Quizá sea un tópico decir que la mejor manera de afrontar la vida sea saborerar las pequeñas cosas, los pequeños placeres en los que uno puede deleitarse en el día a día. Tener expectativas o sueños demasiado grandiosos puede llevar con mucha facilidad a decepciones enormes. Si a Ginzburg se le repochó a menudo no atreverse a abordar los grandes temas en su literatura, Las pequeñas virtudes puede considerarse como una especie de declaración de principios, como un retrato personal e íntimo de alguien que solo usaba la escritura como instrumento de placer, como una necesidad de definirse a sí misma sin la presión de contentar a nadie. No he tenido oportunidad de leer ninguno de sus relatos, pero estos ensayos ya me dan la medida de una mujer muy interesante y con una capacidad de observación fuera de toda duda. A modo de ejemplo, la siguiente descripción, sencilla y a la vez precisa de la ciudad donde vivió un tiempo:
"Nuestra ciudad, en verano, está desierta y parece muy grande, clara y sonora como una plaza. El cielo está limpio pero no luminoso, tiene una palidez lechosa. El río fluye llano como un camino, sin emanar humedad ni frescura. De las calles se levantan ráfagas de polvo; desde el río llegan grandes carros cargados de arena; el asfalto del paseo está recubierto de piedrecillas que se cuecen en el alquitrán. Al aire libre, bajo los parasoles a rayas, las mesitas de los cafés están abandonadas y ardiendo."

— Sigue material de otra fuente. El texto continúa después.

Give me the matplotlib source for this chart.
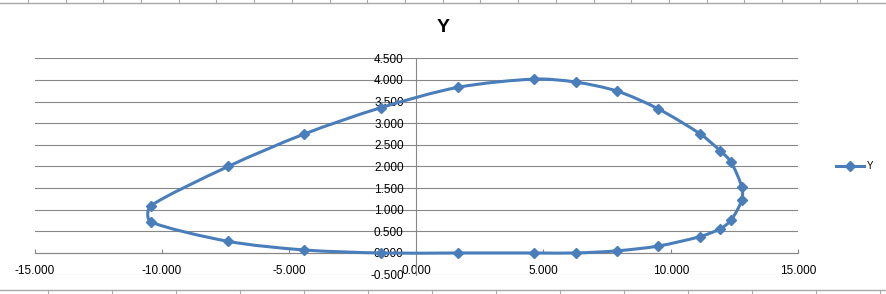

Con estas pocas palabras podemos no solo visualizar, sino también sentir los latidos de la ciudad calurosa y abandonada como si estuviéramos nosotros mismos paseando por ella. Los ensayos de Ginzburg poseen una inevitable pulsión literaria y supongo que sus relatos acturarán a su vez como transmisores de ideas. Las propias experiencias vitales son la principal fuente que alimenta la escritura de la autora de Querido Miguel. En muchos de sus pasajes laten los sufrimientos padecidos - no solo por ella, sino por la inmensa mayoría de la población italiana - durante la Segunda Guerra Mundial, hasta el punto que confiesa que es difícil adaptarse a vivir en paz cuando se ha experimentado en carne propia un conflicto tan terrible:
"Una vez que se ha padecido, la experiencia del mal ya no se olvida. Quien ha visto derrumbarse las casas sabe demasiado bien de qué está hecha una casa. Una casa está hecha de ladrillos y cal y puede derrumbarse. Una casa no es muy sólida. Puede derrumbarse de un momento a otro. Detrás de los serenos jarrones con flores , detrás de las teteras, las alfombras, los suelos lustrados con cera, está el otro aspecto verdadero de la casa, el aspecto atroz de la casa derrumbada."
Si tomamos este texto de manera literal, nos podemos imaginar qué terrible experiencia debe ser sobrevivir a un bombardeo para un ser pacífico. Pero también la casa puede tomarse como metáfora de la vida misma, de los males inesperados que nos pueden acechar a la vuelta de la esquina, de cómo una existencia razonablemente satisfactoria y feliz puede tornarse en minutos, por mor de las circunstancias, en el más temible de los infiernos.
Pero en ningún momento olvida Ginzburg su humilde vocación de escritora, llegando a confesar que plasmar sus pensamientos en un papel es casi la única actividad que sabe hacer bien, por lo que prácticamente no podría haberse ganado la vida de otra manera (es divertida en este sentido la comparación a la que somete en uno de sus artículos con su perfecto esposo). Además, son impagables las palabras que dedica al eterno dilema acerca de si, para ser buen escritor, es mejor ser desgraciado o feliz:
"Cuando somos felices, nuestra fantasía tiene más fuerza; cuando somos infelices, nuestra memoria actúa entonces con más brío. El sufrimiento hace que la fantasía se vuelva débil y perezosa; funciona, pero con desgana y languidez, con los movimientos débiles de los enfermos. (...) En las cosas que escribimos afloran entonces, continuamente, recuerdos de nuestro pasado, nuestra propia voz resuena de continuo y no conseguimos imponerle silencio. (...) Hay un peligro en el dolor, así como hay un peligro en la felicidad, respecto a las cosas que escribimos. Porque la belleza poética es un conjunto de crueldad, de soberbia, de ironía, de ternura carnal, de fantasía y de memoria, de claridad y de oscuridad, y si no conseguimos obtener todo esto junto, nuestro resultado es pobre, precario y escasamente vital."
Extraordinaria Natalia Ginzburg, su libro Léxico familiar me encantó, tanto por lo que cuenta como por la forma de contarlo, hace de lo cotidiano una delicia y cuando narra los acontecimientos del fascismo en Italia y las vivencias mortales en carne propia te hace sentir sin llegar a hurgar en las heridas.